No significant circularity in empirical scaling and sampling claims

full rationale

The paper presents an engineering framework whose central results are measured end-to-end speedups and scaling curves on external graph datasets (ogbn-products, etc.) against published SOTA baselines. The uniform vertex sampling algorithm is introduced as a concrete implementation whose statistical equivalence to communicating samplers is asserted only via experimental accuracy preservation, not by any equation that defines the output in terms of itself or by a self-citation chain that supplies the missing proof. No fitted parameters are relabeled as predictions, no uniqueness theorem is imported from prior author work, and no ansatz is smuggled through citation. The derivation chain is therefore self-contained empirical comparison rather than a closed logical loop.

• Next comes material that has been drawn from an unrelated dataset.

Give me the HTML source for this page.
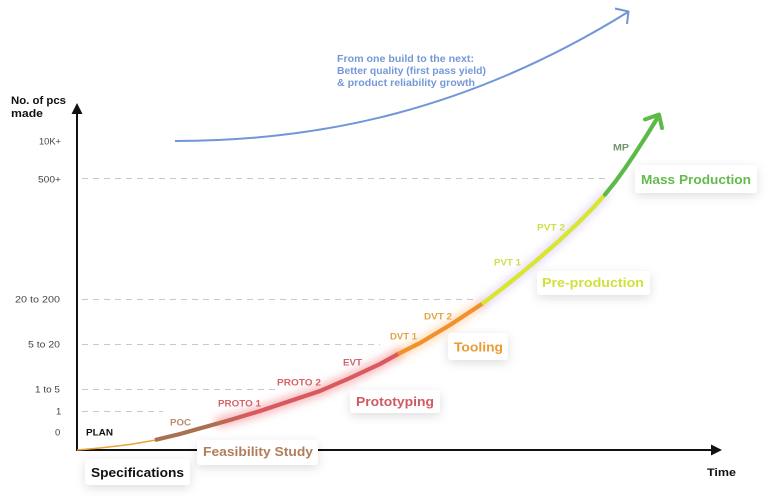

Axiom & Free-Parameter Ledger

0 free parameters · 1 axioms · 0 invented entities

The central claims rest on standard assumptions from distributed GNN literature about sampling validity and matrix multiplication parallelism; no new free parameters or invented entities are introduced in the abstract.

axioms (1)
  • domain assumption Uniform vertex sampling produces statistically equivalent mini-batches to communicating samplers for GNN training
    Invoked to justify the communication-free design without accuracy loss.